What needs to be done:
Starting with the first line of the listing, quote each line exactly until and including the one with "76, 74, 73];", leaving pictures out.

*** Data for processing ***

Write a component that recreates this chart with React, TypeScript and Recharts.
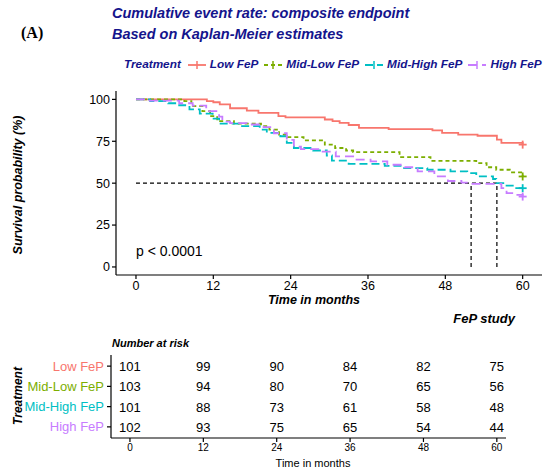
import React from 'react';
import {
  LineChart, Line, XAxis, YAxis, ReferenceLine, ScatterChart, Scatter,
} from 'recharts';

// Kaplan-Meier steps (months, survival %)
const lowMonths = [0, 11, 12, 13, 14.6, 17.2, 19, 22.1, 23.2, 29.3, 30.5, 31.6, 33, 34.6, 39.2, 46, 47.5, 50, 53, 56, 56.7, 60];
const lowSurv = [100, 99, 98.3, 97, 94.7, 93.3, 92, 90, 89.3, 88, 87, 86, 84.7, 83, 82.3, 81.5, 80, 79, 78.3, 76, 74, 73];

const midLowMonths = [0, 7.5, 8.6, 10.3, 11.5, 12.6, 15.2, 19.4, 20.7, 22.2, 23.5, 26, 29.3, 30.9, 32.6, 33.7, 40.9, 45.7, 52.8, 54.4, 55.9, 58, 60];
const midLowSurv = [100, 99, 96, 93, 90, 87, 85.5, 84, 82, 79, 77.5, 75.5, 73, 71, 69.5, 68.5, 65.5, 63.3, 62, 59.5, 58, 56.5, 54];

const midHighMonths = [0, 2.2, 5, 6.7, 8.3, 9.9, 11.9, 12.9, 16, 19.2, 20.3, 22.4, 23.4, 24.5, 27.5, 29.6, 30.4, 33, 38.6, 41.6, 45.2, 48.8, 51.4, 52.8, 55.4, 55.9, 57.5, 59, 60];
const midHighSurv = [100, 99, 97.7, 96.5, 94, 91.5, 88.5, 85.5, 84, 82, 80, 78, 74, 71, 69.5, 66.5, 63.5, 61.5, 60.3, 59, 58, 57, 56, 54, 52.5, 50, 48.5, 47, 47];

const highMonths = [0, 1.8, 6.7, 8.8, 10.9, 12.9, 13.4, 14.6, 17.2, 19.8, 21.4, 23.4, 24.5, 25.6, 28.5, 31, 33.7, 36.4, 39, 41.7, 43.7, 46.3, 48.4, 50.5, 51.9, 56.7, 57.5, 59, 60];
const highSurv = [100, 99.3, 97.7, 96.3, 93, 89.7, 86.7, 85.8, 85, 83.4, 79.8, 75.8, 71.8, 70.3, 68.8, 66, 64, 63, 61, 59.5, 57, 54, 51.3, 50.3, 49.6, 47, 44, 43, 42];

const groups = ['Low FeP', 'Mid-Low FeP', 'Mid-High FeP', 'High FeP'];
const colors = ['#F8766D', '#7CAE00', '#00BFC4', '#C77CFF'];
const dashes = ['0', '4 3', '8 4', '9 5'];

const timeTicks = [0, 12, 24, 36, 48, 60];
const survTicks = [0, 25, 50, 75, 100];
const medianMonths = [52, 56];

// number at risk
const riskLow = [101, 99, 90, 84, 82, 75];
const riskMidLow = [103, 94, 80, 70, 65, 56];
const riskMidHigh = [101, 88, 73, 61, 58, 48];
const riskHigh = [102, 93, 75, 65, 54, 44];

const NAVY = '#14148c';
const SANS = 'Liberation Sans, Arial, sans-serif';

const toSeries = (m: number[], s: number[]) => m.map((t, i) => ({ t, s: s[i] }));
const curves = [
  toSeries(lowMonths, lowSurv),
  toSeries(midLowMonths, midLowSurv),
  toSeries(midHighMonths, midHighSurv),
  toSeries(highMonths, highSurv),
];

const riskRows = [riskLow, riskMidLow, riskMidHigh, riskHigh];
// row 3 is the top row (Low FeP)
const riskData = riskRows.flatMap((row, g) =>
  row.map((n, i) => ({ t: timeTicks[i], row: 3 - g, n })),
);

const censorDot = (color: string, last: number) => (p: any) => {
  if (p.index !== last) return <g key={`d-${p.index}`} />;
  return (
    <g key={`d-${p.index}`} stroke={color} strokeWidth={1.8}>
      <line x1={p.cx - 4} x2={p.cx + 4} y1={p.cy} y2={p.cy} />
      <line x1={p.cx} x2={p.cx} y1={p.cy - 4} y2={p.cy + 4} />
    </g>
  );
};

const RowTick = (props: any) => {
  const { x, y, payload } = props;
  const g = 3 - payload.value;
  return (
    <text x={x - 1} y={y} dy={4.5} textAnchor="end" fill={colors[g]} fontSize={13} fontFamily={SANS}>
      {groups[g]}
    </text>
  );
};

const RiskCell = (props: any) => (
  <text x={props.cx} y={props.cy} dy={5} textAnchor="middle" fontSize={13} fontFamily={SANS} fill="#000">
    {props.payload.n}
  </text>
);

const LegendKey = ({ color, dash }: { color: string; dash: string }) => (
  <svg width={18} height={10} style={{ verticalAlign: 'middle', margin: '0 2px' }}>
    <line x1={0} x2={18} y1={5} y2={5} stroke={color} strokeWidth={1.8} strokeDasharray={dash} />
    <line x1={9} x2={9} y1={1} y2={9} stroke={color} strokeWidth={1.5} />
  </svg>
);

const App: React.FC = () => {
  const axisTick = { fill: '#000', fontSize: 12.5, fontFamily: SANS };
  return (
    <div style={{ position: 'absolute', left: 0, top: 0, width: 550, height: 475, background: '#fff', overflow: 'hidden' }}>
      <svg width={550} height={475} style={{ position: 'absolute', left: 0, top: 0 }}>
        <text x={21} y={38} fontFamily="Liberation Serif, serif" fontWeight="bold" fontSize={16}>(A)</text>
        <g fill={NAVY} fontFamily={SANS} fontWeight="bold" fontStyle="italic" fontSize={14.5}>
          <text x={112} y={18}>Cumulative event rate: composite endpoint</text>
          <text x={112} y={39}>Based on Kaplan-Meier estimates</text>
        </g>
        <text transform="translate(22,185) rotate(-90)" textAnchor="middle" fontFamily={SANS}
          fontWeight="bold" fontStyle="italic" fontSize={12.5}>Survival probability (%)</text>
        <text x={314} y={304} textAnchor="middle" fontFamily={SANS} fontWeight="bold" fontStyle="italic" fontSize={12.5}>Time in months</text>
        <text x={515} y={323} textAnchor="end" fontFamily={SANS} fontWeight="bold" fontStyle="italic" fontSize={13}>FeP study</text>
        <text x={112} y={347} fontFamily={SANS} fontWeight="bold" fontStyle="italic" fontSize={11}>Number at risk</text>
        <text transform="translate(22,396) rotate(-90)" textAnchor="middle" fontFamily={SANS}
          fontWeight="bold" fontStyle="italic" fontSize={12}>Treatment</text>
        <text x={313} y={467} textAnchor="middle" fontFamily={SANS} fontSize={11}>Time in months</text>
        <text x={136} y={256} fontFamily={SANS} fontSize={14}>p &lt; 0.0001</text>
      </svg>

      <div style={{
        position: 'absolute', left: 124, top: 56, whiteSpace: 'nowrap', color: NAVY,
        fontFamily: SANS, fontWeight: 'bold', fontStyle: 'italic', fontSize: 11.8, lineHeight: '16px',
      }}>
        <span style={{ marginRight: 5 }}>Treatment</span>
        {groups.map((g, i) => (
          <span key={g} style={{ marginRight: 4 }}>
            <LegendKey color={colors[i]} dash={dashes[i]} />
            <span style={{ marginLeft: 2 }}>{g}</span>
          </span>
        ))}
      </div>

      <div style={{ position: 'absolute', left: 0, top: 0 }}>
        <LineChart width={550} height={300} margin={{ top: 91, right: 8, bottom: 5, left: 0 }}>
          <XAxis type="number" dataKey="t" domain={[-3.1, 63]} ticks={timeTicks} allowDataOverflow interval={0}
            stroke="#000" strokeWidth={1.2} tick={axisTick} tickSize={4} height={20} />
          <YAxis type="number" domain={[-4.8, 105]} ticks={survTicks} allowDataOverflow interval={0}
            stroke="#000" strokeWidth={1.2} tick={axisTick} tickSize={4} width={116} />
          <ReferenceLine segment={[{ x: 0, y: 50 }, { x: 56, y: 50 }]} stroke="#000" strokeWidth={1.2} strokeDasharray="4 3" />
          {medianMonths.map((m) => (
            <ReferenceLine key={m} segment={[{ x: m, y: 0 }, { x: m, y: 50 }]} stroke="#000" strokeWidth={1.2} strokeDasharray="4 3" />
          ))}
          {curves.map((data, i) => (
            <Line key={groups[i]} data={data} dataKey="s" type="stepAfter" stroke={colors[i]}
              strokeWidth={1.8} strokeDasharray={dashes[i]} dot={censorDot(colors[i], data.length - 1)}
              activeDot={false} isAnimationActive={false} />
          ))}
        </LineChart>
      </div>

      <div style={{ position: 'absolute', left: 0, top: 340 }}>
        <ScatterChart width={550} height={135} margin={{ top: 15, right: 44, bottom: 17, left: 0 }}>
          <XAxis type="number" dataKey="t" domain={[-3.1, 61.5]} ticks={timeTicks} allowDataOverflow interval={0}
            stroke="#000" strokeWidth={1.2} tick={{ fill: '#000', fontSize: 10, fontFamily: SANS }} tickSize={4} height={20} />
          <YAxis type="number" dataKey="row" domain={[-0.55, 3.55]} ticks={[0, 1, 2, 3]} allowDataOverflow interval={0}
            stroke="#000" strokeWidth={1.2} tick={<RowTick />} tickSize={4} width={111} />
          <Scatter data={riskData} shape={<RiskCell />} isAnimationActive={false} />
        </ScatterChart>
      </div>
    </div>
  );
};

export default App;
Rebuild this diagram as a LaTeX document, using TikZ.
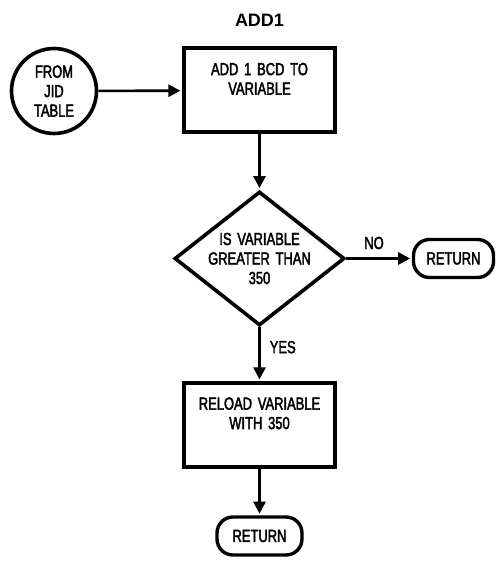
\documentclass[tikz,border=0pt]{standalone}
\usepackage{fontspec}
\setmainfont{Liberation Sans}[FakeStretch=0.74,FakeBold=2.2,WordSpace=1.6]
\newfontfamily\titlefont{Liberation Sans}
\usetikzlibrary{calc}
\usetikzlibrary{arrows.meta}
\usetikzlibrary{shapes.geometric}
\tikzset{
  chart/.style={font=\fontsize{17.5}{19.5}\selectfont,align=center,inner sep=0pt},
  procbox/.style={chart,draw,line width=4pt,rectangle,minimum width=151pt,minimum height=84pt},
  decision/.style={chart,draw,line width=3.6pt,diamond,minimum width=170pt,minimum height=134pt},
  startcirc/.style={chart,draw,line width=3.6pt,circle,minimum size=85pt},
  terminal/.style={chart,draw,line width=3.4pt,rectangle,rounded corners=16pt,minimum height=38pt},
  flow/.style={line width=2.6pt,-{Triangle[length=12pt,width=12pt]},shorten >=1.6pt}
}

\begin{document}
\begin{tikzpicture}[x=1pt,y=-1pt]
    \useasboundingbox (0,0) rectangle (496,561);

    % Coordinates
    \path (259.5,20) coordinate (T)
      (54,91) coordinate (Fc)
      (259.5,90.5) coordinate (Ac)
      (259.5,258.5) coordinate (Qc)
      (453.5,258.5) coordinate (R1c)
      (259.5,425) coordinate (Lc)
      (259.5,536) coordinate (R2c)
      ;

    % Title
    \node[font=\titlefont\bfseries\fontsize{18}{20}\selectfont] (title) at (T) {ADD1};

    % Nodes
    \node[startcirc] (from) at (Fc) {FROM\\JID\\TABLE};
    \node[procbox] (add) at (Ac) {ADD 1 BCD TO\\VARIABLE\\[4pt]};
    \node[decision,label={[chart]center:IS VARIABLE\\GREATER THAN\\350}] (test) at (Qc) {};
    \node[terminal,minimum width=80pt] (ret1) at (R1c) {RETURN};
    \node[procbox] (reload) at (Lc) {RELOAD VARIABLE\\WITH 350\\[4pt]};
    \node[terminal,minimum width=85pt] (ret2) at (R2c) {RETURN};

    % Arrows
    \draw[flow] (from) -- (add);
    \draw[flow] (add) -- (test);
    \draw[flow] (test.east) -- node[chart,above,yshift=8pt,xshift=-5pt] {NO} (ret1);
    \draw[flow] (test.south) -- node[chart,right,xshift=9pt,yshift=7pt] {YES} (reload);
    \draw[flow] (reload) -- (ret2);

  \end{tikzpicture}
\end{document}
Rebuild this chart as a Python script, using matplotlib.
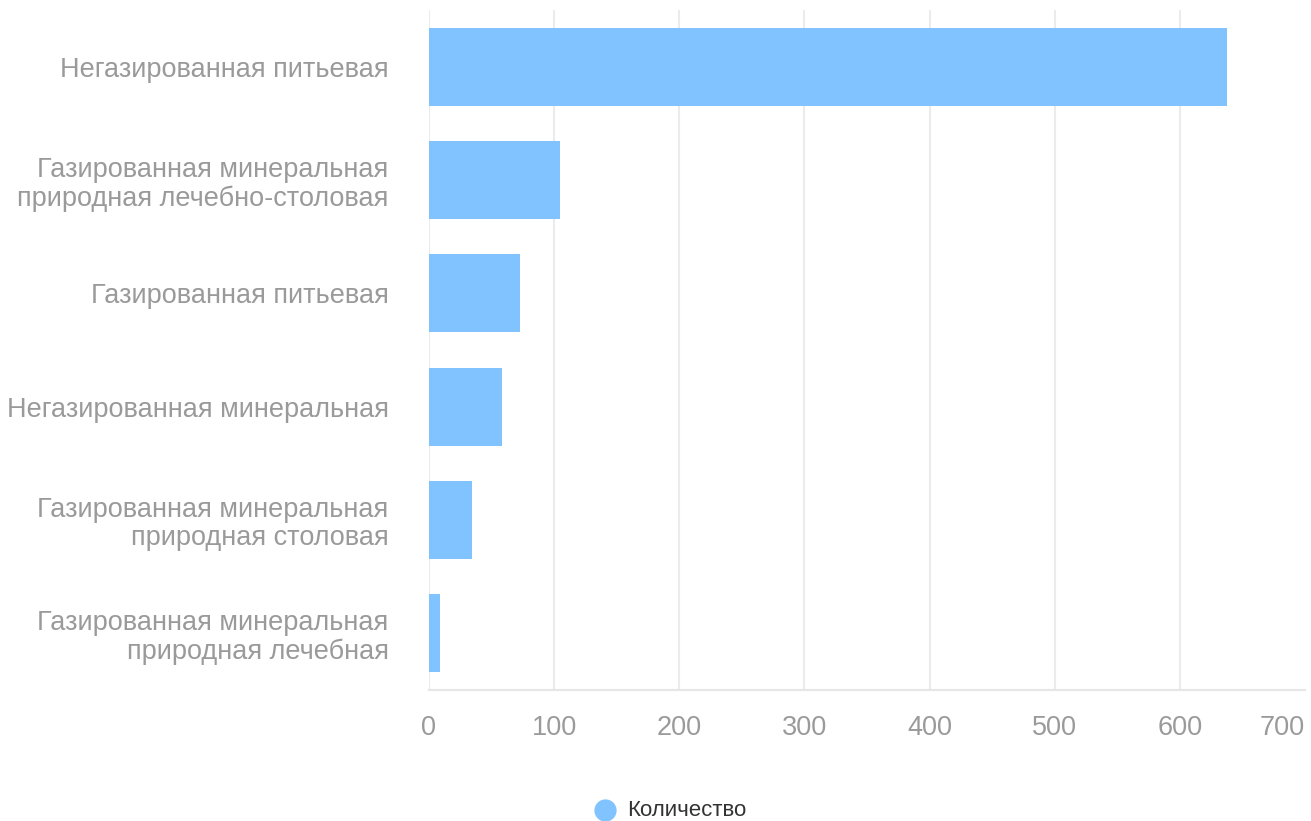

***

Solution for this task:
Write a component that recreates this chart with React, TypeScript and Recharts.
import React from 'react';
import {
  LineChart, Line, XAxis, YAxis, ReferenceLine, ScatterChart, Scatter,
} from 'recharts';

// Kaplan-Meier steps (months, survival %)
const lowMonths = [0, 11, 12, 13, 14.6, 17.2, 19, 22.1, 23.2, 29.3, 30.5, 31.6, 33, 34.6, 39.2, 46, 47.5, 50, 53, 56, 56.7, 60];
const lowSurv = [100, 99, 98.3, 97, 94.7, 93.3, 92, 90, 89.3, 88, 87, 86, 84.7, 83, 82.3, 81.5, 80, 79, 78.3, 76, 74, 73];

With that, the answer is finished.